Story Number 1:
Some of you might have heard this story recently.
While we were at church one night Ranger got sick in the house, very unusual but we had just bought him new food so we thought that was it. Next day I had a friend over with a baby so I put Ranger in our room where he got sick out of both ends. I knew something was wrong so we loaded up and went to the vet where we spent $300 dollars (yay). Then we headed over to Home Depot to buy a $200 dollar carpet cleaner (yay). So while Brian is cleaning our carpets I go to give Chase a bath. Everything was business as usual until I went to get the washcloth I had used the night before. As I open it to pour on some soap a spider crawls out onto my arm.
@)*F&#G(H%*VM!(&!!!!!!
I immediately start freaking out and try to fling this spider off my arm, luckily he's gone pretty quick. Chase is pretty freaked out at this point so I look over to start calming him down.

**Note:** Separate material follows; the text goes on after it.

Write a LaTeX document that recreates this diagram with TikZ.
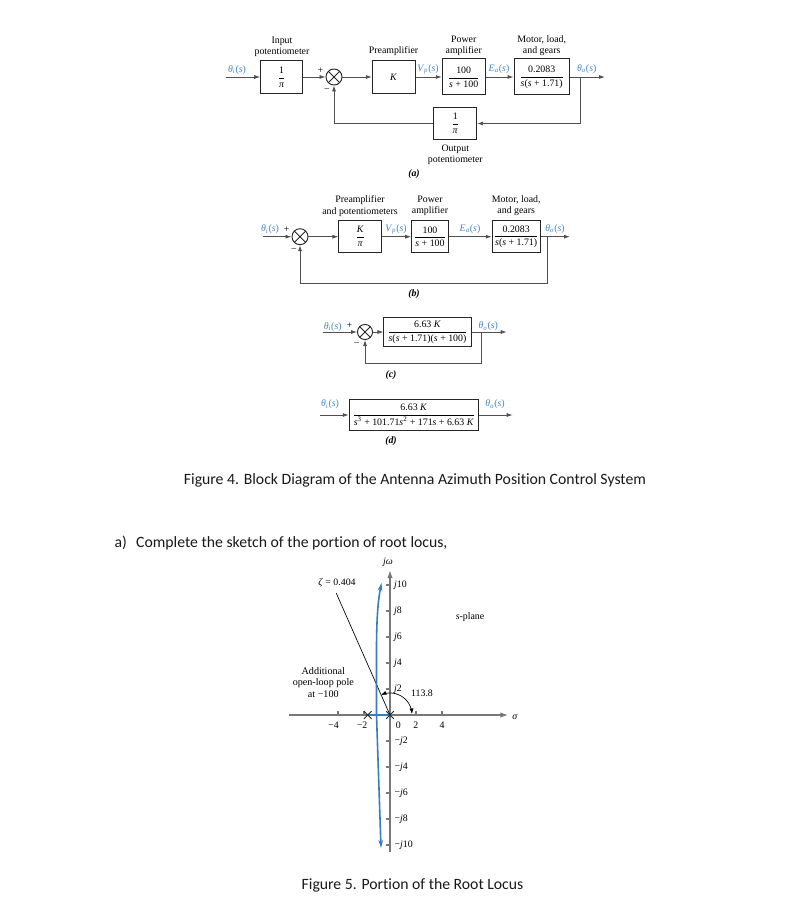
\documentclass[tikz,border=0pt]{standalone}
\usepackage{fontspec}
\setmainfont{Liberation Serif}
\newfontfamily\capfont[Ligatures={NoCommon}]{Carlito}
\usetikzlibrary{arrows.meta,shapes.misc}
\definecolor{sig}{RGB}{70,135,195}
\definecolor{loc}{RGB}{55,125,190}
\definecolor{conn}{RGB}{80,80,80}
\definecolor{axg}{RGB}{120,120,120}
\newcommand\sg[2]{\textcolor{sig}{\textit{#1}\textsubscript{\textit{#2}}(\textit{s})}}
\newcommand\fr[2]{$\displaystyle\frac{\mbox{#1}}{\mbox{#2}}$}
\tikzset{
  every node/.style={font=\fontsize{7.4}{8.6}\selectfont, inner sep=1pt},
  blk/.style={draw=black!85, line width=0.75pt, inner sep=1pt},
  lbl/.style={align=center, font=\fontsize{7.4}{8.4}\selectfont},
  sumj/.style={circle, draw=black!85, line width=0.7pt, minimum size=12pt, inner sep=0pt,
    path picture={\draw[black!85, line width=0.6pt]
      (path picture bounding box.north west) -- (path picture bounding box.south east)
      (path picture bounding box.north east) -- (path picture bounding box.south west);}},
  arr/.style={draw=conn, line width=0.6pt, -{Latex[length=4.5pt,width=3pt]}},
  ln/.style={draw=conn, line width=0.6pt},
  axis/.style={draw=axg, line width=1pt},
  pole/.style={cross out, draw=black!85, minimum size=5pt, inner sep=0pt, line width=0.7pt},
  locus/.style={draw=loc, line width=1.2pt},
  captxt/.style={font=\capfont\fontsize{11.8}{14}\selectfont, text=black!90},
}
\begin{document}
\begin{tikzpicture}[x=0.75pt,y=-0.75pt]
\fill[white] (0,0) rectangle (812,898);
\useasboundingbox (0,0) rectangle (812,898);

% ---------------- (a) ----------------
\node[blk, minimum width=31.5pt, minimum height=25pt] (ipot) at (281.7,77) {\fr{1}{\textit{π}}};
\node[sumj] (suma) at (334,77) {};
\node[blk, minimum width=32pt, minimum height=25pt] (pre) at (393.7,77) {\textit{K}};
\node[blk, minimum width=32pt, minimum height=27pt] (pamp) at (463.7,77) {\fr{100}{\textit{s} + 100}};
\node[blk, minimum width=41.5pt, minimum height=27pt] (mot) at (541.7,77) {\fr{0.2083}{\textit{s}(\textit{s} + 1.71)}};
\node[blk, minimum width=32pt, minimum height=24.5pt] (opot) at (455.3,123.5) {\fr{1}{\textit{π}}};
\coordinate (ain) at (226,77);
\coordinate (abr) at (580.7,77);
\coordinate (aout) at (605,77);
\draw[arr] (ain) -- (ipot);
\draw[arr] (ipot) -- (suma);
\draw[arr] (suma) -- (pre);
\draw[arr] (pre) -- (pamp);
\draw[arr] (pamp) -- (mot);
\draw[arr] (mot) -- (aout);
\draw[arr] (abr) |- (opot);
\draw[arr] (opot) -| (suma);
\node[lbl] (la1) at (282,46.5) {Input\\potentiometer};
\node[lbl] (la2) at (393.5,51.5) {Preamplifier};
\node[lbl] (la3) at (463.7,45.5) {Power\\amplifier};
\node[lbl] (la4) at (541.7,45.5) {Motor, load,\\and gears};
\node[lbl] (la5) at (455.3,154.5) {Output\\potentiometer};
\node (sa1) at (237,70) {\sg{θ}{i}};
\node (sa2) at (428,69) {\sg{V}{p}};
\node (sa3) at (499,69) {\sg{E}{a}};
\node (sa4) at (586.7,69) {\sg{θ}{o}};
\node (pa) at (320.5,70.5) {+};
\node (ma) at (327,90.5) {−};
\node (capa) at (414,174) {\textbf{\textit{(a)}}};

% ---------------- (b) ----------------
\node[sumj] (sumb) at (300,236.7) {};
\node[blk, minimum width=32pt, minimum height=23.7pt] (kb) at (360.3,236.7) {\fr{\textit{K}}{\textit{π}}};
\node[blk, minimum width=27.5pt, minimum height=23.7pt] (pab) at (430,236.7) {\fr{100}{\textit{s} + 100}};
\node[blk, minimum width=35.8pt, minimum height=23.7pt] (motb) at (516.2,236.7) {\fr{0.2083}{\textit{s}(\textit{s} + 1.71)}};
\coordinate (bin) at (262.7,236.7);
\coordinate (bbr) at (547.3,236.7);
\coordinate (bout) at (570,236.7);
\coordinate (bfb) at (547.3,283.3);
\draw[arr] (bin) -- (sumb);
\draw[arr] (sumb) -- (kb);
\draw[arr] (kb) -- (pab);
\draw[arr] (pab) -- (motb);
\draw[arr] (motb) -- (bout);
\draw[arr] (bbr) -- (bfb) -| (sumb);
\node[lbl] (lb1) at (360,206) {Preamplifier\\and potentiometers};
\node[lbl] (lb2) at (430,205.5) {Power\\amplifier};
\node[lbl] (lb3) at (516.2,205.5) {Motor, load,\\and gears};
\node (sb1) at (270,229.3) {\sg{θ}{i}};
\node (sb2) at (396,229) {\sg{V}{p}};
\node (sb3) at (470,229) {\sg{E}{a}};
\node (sb4) at (555,229) {\sg{θ}{o}};
\node (pb) at (286.7,229.5) {+};
\node (mb) at (294,250.5) {−};
\node (capb) at (414,294) {\textbf{\textit{(b)}}};

% ---------------- (c) ----------------
\node[sumj, minimum size=11.3pt] (sumc) at (365,332) {};
\node[blk, minimum width=65.3pt, minimum height=21.8pt] (gc) at (427.5,332) {\fr{6.63 \textit{K}}{\textit{s}(\textit{s} + 1.71)(\textit{s} + 100)}};
\coordinate (cin) at (323.3,332);
\coordinate (cbr) at (481.7,332);
\coordinate (cout) at (506.7,332);
\coordinate (cfb) at (481.7,363.3);
\draw[arr] (cin) -- (sumc);
\draw[arr] (sumc) -- (gc);
\draw[arr] (gc) -- (cout);
\draw[arr] (cbr) -- (cfb) -| (sumc);
\node (sc1) at (332.7,327) {\sg{θ}{i}};
\node (sc2) at (488.3,326.5) {\sg{θ}{o}};
\node (pc) at (349.3,326) {+};
\node (mc) at (356.7,344.3) {−};
\node (capc) at (391,375) {\textbf{\textit{(c)}}};

% ---------------- (d) ----------------
\node[blk, minimum width=96.8pt, minimum height=23.5pt] (gd) at (413.8,415) {\fr{6.63 \textit{K}}{\textit{s}\textsuperscript{3} + 101.71\textit{s}\textsuperscript{2} + 171\textit{s} + 6.63 \textit{K}}};
\coordinate (din) at (320,415);
\coordinate (dout) at (512.7,415);
\draw[arr] (din) -- (gd);
\draw[arr] (gd) -- (dout);
\node (sd1) at (330,404.3) {\sg{θ}{i}};
\node (sd2) at (495,404.3) {\sg{θ}{o}};
\node (capd) at (391,441) {\textbf{\textit{(d)}}};

% ---------------- captions ----------------
\node[captxt] (fig4) at (415,480) {Figure 4. Block Diagram of the Antenna Azimuth Position Control System};
\node[captxt, anchor=west] (qa) at (113,543.5) {a)\hspace{7pt}Complete the sketch of the portion of root locus,};
\node[captxt] (fig5) at (412.5,885) {Figure 5. Portion of the Root Locus};

% ---------------- root locus ----------------
\coordinate (O) at (390,715);
\draw[axis, -{Latex[length=6pt,width=4pt]}] (289.3,715) -- (508.3,715);
\draw[axis, -{Latex[length=6pt,width=4pt]}] (390,851.7) -- (390,570);
\foreach \k in {-4,-2,2,4} \draw[axis] ({390+13*\k},715) -- ({390+13*\k},711);
\foreach \k in {2,4,6,8,10} {
  \draw[axis] (386,{715-13*\k}) -- (390,{715-13*\k});
  \draw[axis] (386,{715+13*\k}) -- (390,{715+13*\k});
  \node[anchor=west] at (392.5,{715-13*\k}) {\textit{j}\k};
  \node[anchor=west] at (393,{715+13*\k}) {−\textit{j}\k};
}
\node (tm4) at (333.5,725) {−4};
\node (tm2) at (362,725) {−2};
\node (t0) at (398.3,725) {0};
\node (t2) at (415.8,725) {2};
\node (t4) at (442.2,725) {4};
\node (jw) at (388,562) {\textit{jω}};
\node (sig) at (515,716.5) {\textit{σ}};
\node (spl) at (470,617.3) {\textit{s}-plane};
\node (zet) at (337,583.3) {\textit{ζ} = 0.404};
\node[lbl, font=\fontsize{7.6}{8.8}\selectfont] (addp) at (323.3,682.3) {Additional\\open-loop pole\\at −100};
\node (ang) at (422,693) {113.8};
\draw[black, line width=0.5pt] (O) -- (336.3,593.3);
\draw[locus] (367.8,715) -- (O);
\coordinate (bk) at (376.5,715);
\draw[locus, -{Stealth[length=6pt,width=3.5pt]}] (bk) -- (376.5,650) .. controls (376.5,615) and (378.5,598) .. (381.5,583);
\draw[locus, -{Stealth[length=6pt,width=3.5pt]}] (bk) -- (381,848);
\draw[black, line width=0.5pt, {Latex[length=4pt,width=3pt]}-{Latex[length=4pt,width=3pt]}] plot[domain=113.8:3, samples=40] ({390+22*cos(\x)},{715-22*sin(\x)});
\node[pole] (p0) at (O) {};
\node[pole] (p1) at (367.8,715) {};
\end{tikzpicture}
\end{document}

I had flung the damn spider on Chase and it is making it's way up his chest to his face.
@)*F&#G(H%*VM!(&!!!!!!
As Chase is screaming for his life I am hitting this poor child and as soon as I see the spider is gone off to who knows where I grab this wet, screaming and now shivering baby and run across the house to Brian. (Ok maybe we were both wet and screaming at this point) "WHY DIDN'T YOU COME SAVE US??" Busy cleaning the carpets he had no idea of the fiasco taking place on the other side of the house. And Brian looks at me like I'm the crazy one?
Story 2;
Brian is gone so of course all the spiders come out because they know I am weak prey. As I am letting Ranger in the house a big black eight legged jerk decides he wants to come in the house as well. I just don't have the heart to even attempt to kill this sucker so I look to Ranger to be the man of the house. After some coaxing, pleading, and begging I convince Ranger that this spider is interesting and can be eaten. After a few sniffs, a huge paw, and one lick the nightmare is over. I seriously thought about cooking that dog some ribeye that night. Good dog.
Your commentary on spider killing hits close to home. I HATE spiders. However, I find myself unable to kill them. Spraying seems alright, but smashing just seems barbaric. I usually grab a cat and watch impatiently as she bats it around, unwilling to actually eat it, just play with it until I get so frustrated I get Robert to dispose of it. I need a dog.